Now, what does this all have to do with genealogy? There are a significant number of controversies associated with the practice of genealogy that approach the level of contention that usually ends up with people suing each other and going to court. The claim that there is or should be a "middle" ground in genealogical disputes is the same impulse that impels courts to mandate settlement conferences and appoint arbitrators and order arbitration hearings. It is an altruistic feeling that if people would just sit down and discuss their differences, then those differences could be reconciled. As I hinted at above, my experience with both settlement conferences and arbitration hearings has been mostly positive, but I can usually tell far in advance whether or not a case is going to settle without going to a trial or court hearing and which are not.

Usually the issues I write about (unless I am in one of my wacky moods) are not the kind of disputes that lend themselves to resolution by settlement. This does not mean that a "middle ground" could not be imagined to exist, it just means that they are not the kinds of differences that are normally resolved by reasoned discussion in a "settlement" conference environment. The challenge of settling these issues by claiming some kind of middle ground is that none of the differing opinions in the genealogical community have a common forum or venue in which such discussions could take place. For example, let's suppose that one of the controversies is the existence of untidy, unrealistic or outright faulty online family trees. I am fairly certain that few, if any, of those individuals who contribute such drivel online are even remotely aware of the greater genealogical community and would be surprised to learn that any cared about what they put online in "their" family tree. You can't begin a settlement conference unless the parties are willing to attend or can be ordered to attend by some entity (like a judge) who has the authority to order the parties to attend.

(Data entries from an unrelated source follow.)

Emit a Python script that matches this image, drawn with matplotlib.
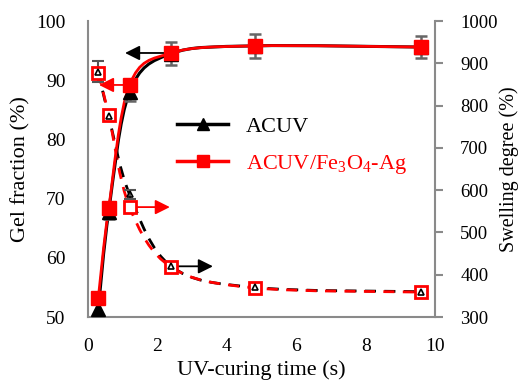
import matplotlib
matplotlib.use('Agg')
import matplotlib.pyplot as plt
import numpy as np
from matplotlib.path import Path
from matplotlib.patches import PathPatch
from matplotlib.lines import Line2D

# Data
# ----------------------------------------------------------------------------

time = [0.3, 0.6, 1.2, 2.4, 4.8, 9.6]          # UV-curing time [s]

gel_acuv = [51.3, 67.8, 88.0, 94.5, 95.8, 95.6]
gel_fe = [53.2, 68.4, 89.2, 94.6, 95.8, 95.6]
gel_err = [1.0, 1.2, 1.5, 1.9, 2.0, 1.8]

sw_acuv = [880, 775, 590, 420, 370, 360]
sw_fe = [877, 778, 560, 418, 369, 359]
sw_err = [25, 10, 10, 8, 6, 6]

plt.rcParams['font.family'] = ['Liberation Serif', 'DejaVu Serif']
plt.rcParams['mathtext.fontset'] = 'custom'
plt.rcParams['mathtext.rm'] = 'Liberation Serif'

grey = '#8a8a8a'


def smooth(ax, x, y, color, ls='-', lw=2.0):
    # Excel-like smoothed line: Catmull-Rom segments as cubic Beziers
    p = np.column_stack([x, y]).astype(float)
    n = len(p)
    verts = [p[0]]
    codes = [Path.MOVETO]
    for i in range(n - 1):
        p0 = p[max(i - 1, 0)]
        p1 = p[i]
        p2 = p[i + 1]
        p3 = p[min(i + 2, n - 1)]
        verts += [p1 + (p2 - p0) / 6, p2 - (p3 - p1) / 6, p2]
        codes += [Path.CURVE4] * 3
    patch = PathPatch(Path(verts, codes), fill=False, edgecolor=color,
                      lw=lw, ls=ls, capstyle='butt')
    ax.add_patch(patch)


def arrow(ax, x0, x1, y, color):
    ax.annotate('', xy=(x1, y), xytext=(x0, y),
                arrowprops=dict(arrowstyle='-|>', color=color, lw=1.3,
                                mutation_scale=22, shrinkA=0, shrinkB=0))


fig = plt.figure(figsize=(5.2, 3.82), dpi=100)
ax = fig.add_axes([0.169, 0.170, 0.668, 0.775])
ax2 = ax.twinx()

# Swelling degree (right axis, dashed, hollow markers)
ax2.errorbar(time, sw_acuv, yerr=sw_err, fmt='none', ecolor='#555555',
             elinewidth=1.5, capsize=4, capthick=1.5, zorder=2)
smooth(ax2, time, sw_acuv, 'black', ls=(0, (4, 3)))
smooth(ax2, time, sw_fe, 'red', ls=(0, (4, 3)))
ax2.plot(time, sw_fe, ls='none', marker='s', ms=9, mfc='white', mec='red',
         mew=2, zorder=4)
ax2.plot(time, sw_acuv, ls='none', marker='^', ms=5, mfc='none', mec='black',
         mew=1.2, zorder=5)
arrow(ax2, 1.2, 2.36, sw_fe[2], 'red')
arrow(ax2, 2.4, 3.6, sw_acuv[3], 'black')

# Gel fraction (left axis, solid, filled markers)
ax.errorbar(time, gel_acuv, yerr=gel_err, fmt='none', ecolor='#666666',
            elinewidth=1.8, capsize=4.5, capthick=1.8, zorder=2)
smooth(ax, time, gel_acuv, 'black', lw=2.2)
smooth(ax, time, gel_fe, 'red', lw=2.0)
ax.plot(time, gel_acuv, ls='none', marker='^', ms=10, color='black', zorder=4)
ax.plot(time, gel_fe, ls='none', marker='s', ms=10, color='red', zorder=5)
arrow(ax, 2.4, 1.07, gel_fe[3], 'black')
arrow(ax, 1.2, 0.32, gel_fe[2], 'red')

ax.set_zorder(ax2.get_zorder() + 1)
ax.patch.set_visible(False)

ax.set_xlim(0, 10)
ax.set_ylim(50, 100)
ax2.set_ylim(300, 1000)
ax.set_xticks(np.arange(0, 11, 2))
ax.set_yticks(np.arange(50, 101, 10))
ax2.set_yticks(np.arange(300, 1001, 100))

for a in (ax, ax2):
    a.spines['top'].set_visible(False)
    for s in a.spines.values():
        s.set_color(grey)
        s.set_linewidth(1.5)
ax.spines['right'].set_visible(False)
ax2.spines['left'].set_visible(False)
ax2.spines['bottom'].set_visible(False)

ax.tick_params(axis='both', length=0, labelsize=14)
ax.tick_params(axis='x', pad=15)
ax.tick_params(axis='y', pad=16)
ax2.tick_params(axis='y', length=6, width=1.5, color=grey, labelsize=13.5,
                pad=12)

ax.set_xlabel('UV-curing time (s)', fontsize=16, labelpad=4)
ax.set_ylabel('Gel fraction (%)', fontsize=16, labelpad=4)
ax2.set_ylabel('Swelling degree (%)', fontsize=14.5, labelpad=1)

handles = [
    Line2D([], [], color='black', lw=2.5, marker='^', ms=9),
    Line2D([], [], color='red', lw=2.5, marker='s', ms=9),
]
leg = ax.legend(handles, ['ACUV', r'ACUV/Fe$_3$O$_4$-Ag'], loc='upper left',
                bbox_to_anchor=(0.20, 0.745), frameon=False, fontsize=16,
                handlelength=2.3, labelspacing=0.7, handletextpad=0.8)
leg.get_texts()[0].set_color('black')
leg.get_texts()[1].set_color('red')

fig.savefig('out.png', dpi=100)
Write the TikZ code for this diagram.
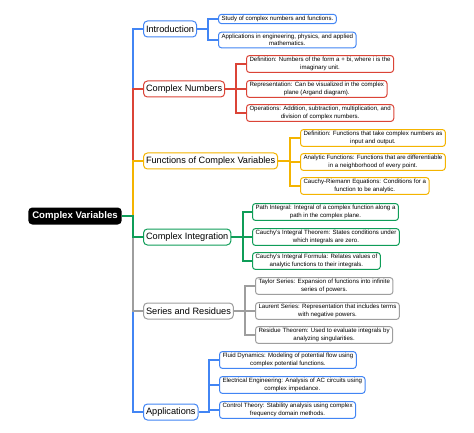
\documentclass[tikz,border=0pt]{standalone}
\usepackage{fontspec}
\setmainfont{Liberation Sans}
\usepackage{tikz}

\definecolor{cvblue}{RGB}{66,133,244}
\definecolor{cvred}{RGB}{219,68,55}
\definecolor{cvyellow}{RGB}{244,180,0}
\definecolor{cvgreen}{RGB}{15,157,88}
\definecolor{cvgray}{RGB}{158,158,158}

\begin{document}
\begin{tikzpicture}[x=1pt,y=-1pt,
    rootnode/.style={fill=black,text=white,rounded corners=4pt,font=\fontsize{9.6}{11}\selectfont\bfseries,inner xsep=4pt,minimum height=17pt},
    branch/.style={draw=#1,fill=white,line width=1pt,rounded corners=4pt,anchor=west,font=\fontsize{9.2}{11}\selectfont,inner xsep=2.5pt,minimum height=16pt},
    leaf/.style={draw=#1,fill=white,line width=1pt,rounded corners=3pt,anchor=west,align=center,font=\fontsize{6.1}{7.6}\selectfont,inner xsep=3pt,inner ysep=1.8pt},
    link/.style={draw=#1,line width=1.3pt}]
    \useasboundingbox (0,0) rectangle (474,433);

    % root and main branches
    \node[rootnode] (root) at (75,216) {Complex Variables};
    \node[branch=cvblue] (intro) at (143,29) {Introduction};
    \node[branch=cvred] (numbers) at (143,89) {Complex Numbers};
    \node[branch=cvyellow] (functions) at (143,161) {Functions of Complex Variables};
    \node[branch=cvgreen] (integration) at (143,237) {Complex Integration};
    \node[branch=cvgray] (series) at (143,311) {Series and Residues};
    \node[branch=cvblue] (applications) at (143,412) {Applications};

    % leaves
    \node[leaf=cvblue] (intro1) at (218,19) {Study of complex numbers and functions.};
    \node[leaf=cvblue] (intro2) at (218,40) {Applications in engineering, physics, and applied\\mathematics.};

    \node[leaf=cvred] (numbers1) at (246,64) {Definition: Numbers of the form a + bi, where i is the\\imaginary unit.};
    \node[leaf=cvred] (numbers2) at (246,89) {Representation: Can be visualized in the complex\\plane (Argand diagram).};
    \node[leaf=cvred] (numbers3) at (246,113) {Operations: Addition, subtraction, multiplication, and\\division of complex numbers.};

    \node[leaf=cvyellow] (functions1) at (300,138) {Definition: Functions that take complex numbers as\\input and output.};
    \node[leaf=cvyellow] (functions2) at (300,162) {Analytic Functions: Functions that are differentiable\\in a neighborhood of every point.};
    \node[leaf=cvyellow] (functions3) at (300,186) {Cauchy-Riemann Equations: Conditions for a\\function to be analytic.};

    \node[leaf=cvgreen] (integration1) at (252,212) {Path Integral: Integral of a complex function along a\\path in the complex plane.};
    \node[leaf=cvgreen] (integration2) at (252,237) {Cauchy's Integral Theorem: States conditions under\\which integrals are zero.};
    \node[leaf=cvgreen] (integration3) at (252,261) {Cauchy's Integral Formula: Relates values of\\analytic functions to their integrals.};

    \node[leaf=cvgray] (series1) at (255,286) {Taylor Series: Expansion of functions into infinite\\series of powers.};
    \node[leaf=cvgray] (series2) at (255,311) {Laurent Series: Representation that includes terms\\with negative powers.};
    \node[leaf=cvgray] (series3) at (255,335) {Residue Theorem: Used to evaluate integrals by\\analyzing singularities.};

    \node[leaf=cvblue] (applications1) at (219,360) {Fluid Dynamics: Modeling of potential flow using\\complex potential functions.};
    \node[leaf=cvblue] (applications2) at (219,385) {Electrical Engineering: Analysis of AC circuits using\\complex impedance.};
    \node[leaf=cvblue] (applications3) at (219,410) {Control Theory: Stability analysis using complex\\frequency domain methods.};

    % junction points
    \coordinate (trunk) at (133,216);
    \coordinate (jIntro) at (208,29);
    \coordinate (jNumbers) at (236,89);
    \coordinate (jFunctions) at (290,161);
    \coordinate (jIntegration) at (243,237);
    \coordinate (jSeries) at (245,311);
    \coordinate (jApplications) at (209,412);

    % connectors
    \path[link=cvblue] (root.east) -- (trunk) |- (intro.west);
    \path[link=cvred] (root.east) -- (trunk) |- (numbers.west);
    \path[link=cvyellow] (root.east) -- (trunk) |- (functions.west);
    \path[link=cvblue] (root.east) -- (trunk) |- (applications.west);
    \path[link=cvgray] (root.east) -- (trunk) |- (series.west);
    \path[link=cvgreen] (root.east) -- (trunk) |- (integration.west);

    \path[link=cvblue] (intro.east) -- (jIntro) |- (intro1.west);
    \path[link=cvblue] (jIntro) |- (intro2.west);
    \path[link=cvred] (numbers.east) -- (jNumbers) |- (numbers1.west);
    \path[link=cvred] (jNumbers) -- (numbers2.west);
    \path[link=cvred] (jNumbers) |- (numbers3.west);
    \path[link=cvyellow] (functions.east) -- (jFunctions) |- (functions1.west);
    \path[link=cvyellow] (jFunctions) |- (functions2.west);
    \path[link=cvyellow] (jFunctions) |- (functions3.west);
    \path[link=cvgreen] (integration.east) -- (jIntegration) |- (integration1.west);
    \path[link=cvgreen] (jIntegration) -- (integration2.west);
    \path[link=cvgreen] (jIntegration) |- (integration3.west);
    \path[link=cvgray] (series.east) -- (jSeries) |- (series1.west);
    \path[link=cvgray] (jSeries) -- (series2.west);
    \path[link=cvgray] (jSeries) |- (series3.west);
    \path[link=cvblue] (applications.east) -- (jApplications) |- (applications1.west);
    \path[link=cvblue] (jApplications) |- (applications2.west);
    \path[link=cvblue] (jApplications) |- (applications3.west);
\end{tikzpicture}
\end{document}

It would be nice if we could get the Summer and the Winter to agree that the weather should always be resolved to be adequately warm and not too cold, but there is no mechanism for bringing these two opposing parties together. Likewise, there is little chance that some of the more egregious issues presented to the genealogical community cannot be reconciled completely. Our societies resort to imprisonment and in extreme circumstances to war to resolve some of the more serious issues. It is unlikely that those same types of issues as reflected in the genealogical community will be amenable to resolution through negotiation either.

So how do we proceed short of bombing the opposition out of existence? We proceed as we always should have in past and must also in the future. We follow the admonition of Paul as expressed in his letter referred to in 2nd Corinthians, Chapter 6 and if you do not believe in the Biblical injunctions, then you follow whatever similar impulses that control your own beliefs.